Profit maximization focuses on the output level where the difference between total revenue and total cost is greatest. Revenue maximization only considers the output level that generates the highest total revenue, regardless of costs.

A business might maximize revenue at 1,000 units sold, but after accounting for the costs of producing those units, the actual profit might be higher at 800 units. The profit-maximizing quantity is always at a lower output level than the revenue-maximizing quantity for firms with increasing marginal costs.

How often should I recalculate my optimal output level?

You should recalculate your optimal output level whenever any of these factors change:

• Your product price changes
• Your variable costs change (e.g., material costs increase)
• Your fixed costs change significantly
• Your production capacity changes
• Market demand shifts substantially
• You introduce new products that might affect demand for existing ones

For most businesses, quarterly reviews are sufficient, but industries with volatile costs or demand may need monthly calculations.

Does this calculator work for service businesses?

Yes, the profit maximization principles apply equally to service businesses. For service providers:

• Consider “units” as service hours, client projects, or appointments
• Variable costs might include direct labor, materials, or subcontractor fees
• Fixed costs would include office rent, salaries, software subscriptions
• The price would be your service rate or project fee

For example, a consulting firm could use this to determine how many client projects to take on per month to maximize profit, considering their fixed overhead and the variable costs of each engagement.

What if my costs change with different output levels?

This calculator assumes constant marginal costs (variable cost per unit remains the same at all output levels). If your business experiences:

• Economies of scale: Where unit costs decrease as output increases, you might want to produce more than our calculator suggests
• Diseconomies of scale: Where unit costs increase at higher output levels, you might want to produce less than our calculator suggests

For businesses with complex cost structures, consider using our advanced cost-volume-profit calculator that accounts for non-linear cost functions.

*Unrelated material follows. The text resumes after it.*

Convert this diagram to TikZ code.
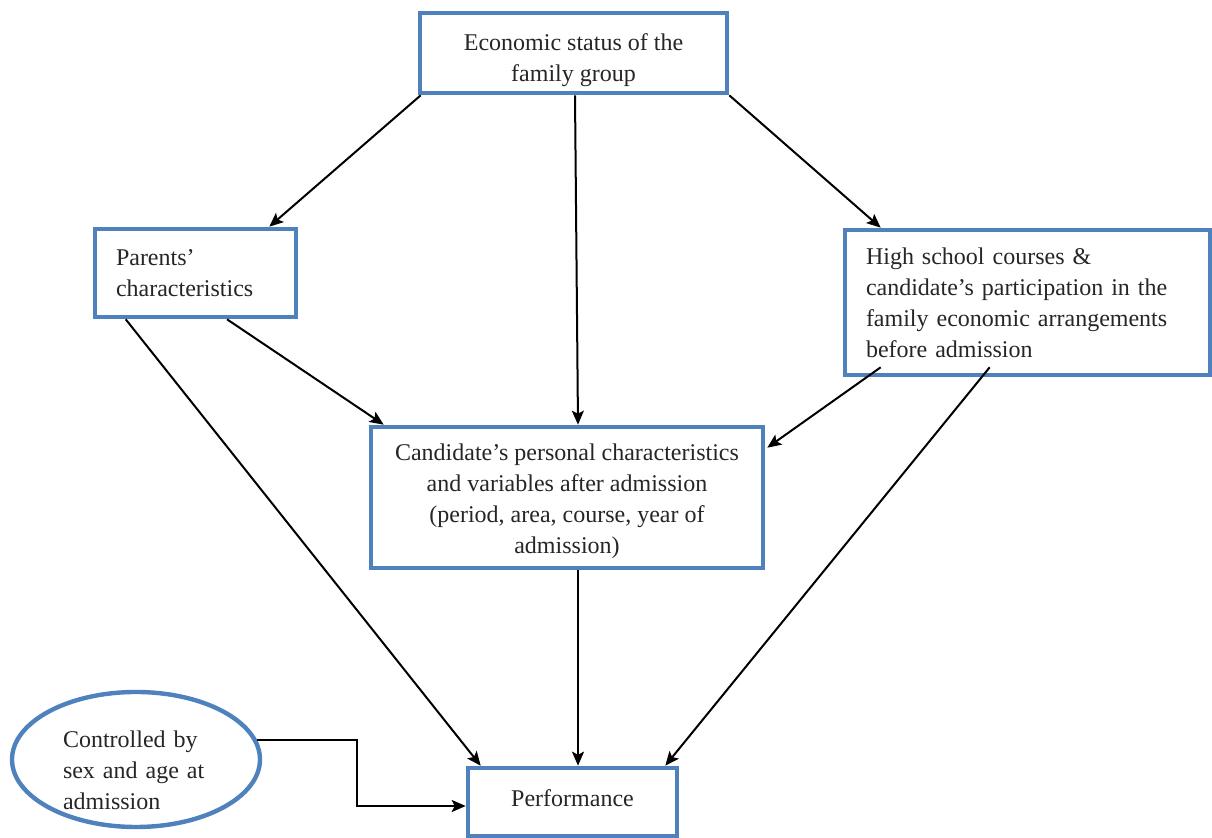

How does competition affect my optimal output level?

In competitive markets, your optimal output level depends on:

• Perfect Competition: Price is determined by the market. Your optimal output is where P = MC (price equals marginal cost)
• Monopolistic Competition: You have some pricing power. Optimal output is where MR = MC, typically at a lower quantity than perfect competition
• Oligopoly: You must consider competitors’ reactions. Game theory models may be more appropriate than simple profit maximization
• Monopoly: You have significant pricing power. Optimal output is where MR = MC, often at higher prices and lower quantities

Our calculator assumes you operate in a monopolistically competitive market where you have some control over pricing but face competition.

Can I use this for pricing strategy development?

Absolutely. This calculator helps with pricing strategy by:

1. Showing how price changes affect optimal output and maximum profit
2. Demonstrating the relationship between price elasticity and profit
3. Helping identify price floors (minimum profitable price points)
4. Revealing opportunities for premium pricing when demand is inelastic

For comprehensive pricing strategy, use this in conjunction with:

• Customer willingness-to-pay studies
• Competitor price benchmarking
• Conjoint analysis for feature/price tradeoffs
• Price elasticity testing

What limitations should I be aware of with this calculator?

While powerful, this calculator has some limitations:

• Assumes linear demand and cost functions
• Doesn’t account for time value of money in multi-period decisions
• Ignores potential capacity constraints beyond your maximum output
• Doesn’t consider inventory holding costs
• Assumes perfect information about costs and demand
• Doesn’t account for strategic interactions with competitors
• Ignores potential regulatory constraints on production

For complex business environments, consider consulting with an economist or using more sophisticated enterprise resource planning (ERP) systems that can handle these additional variables.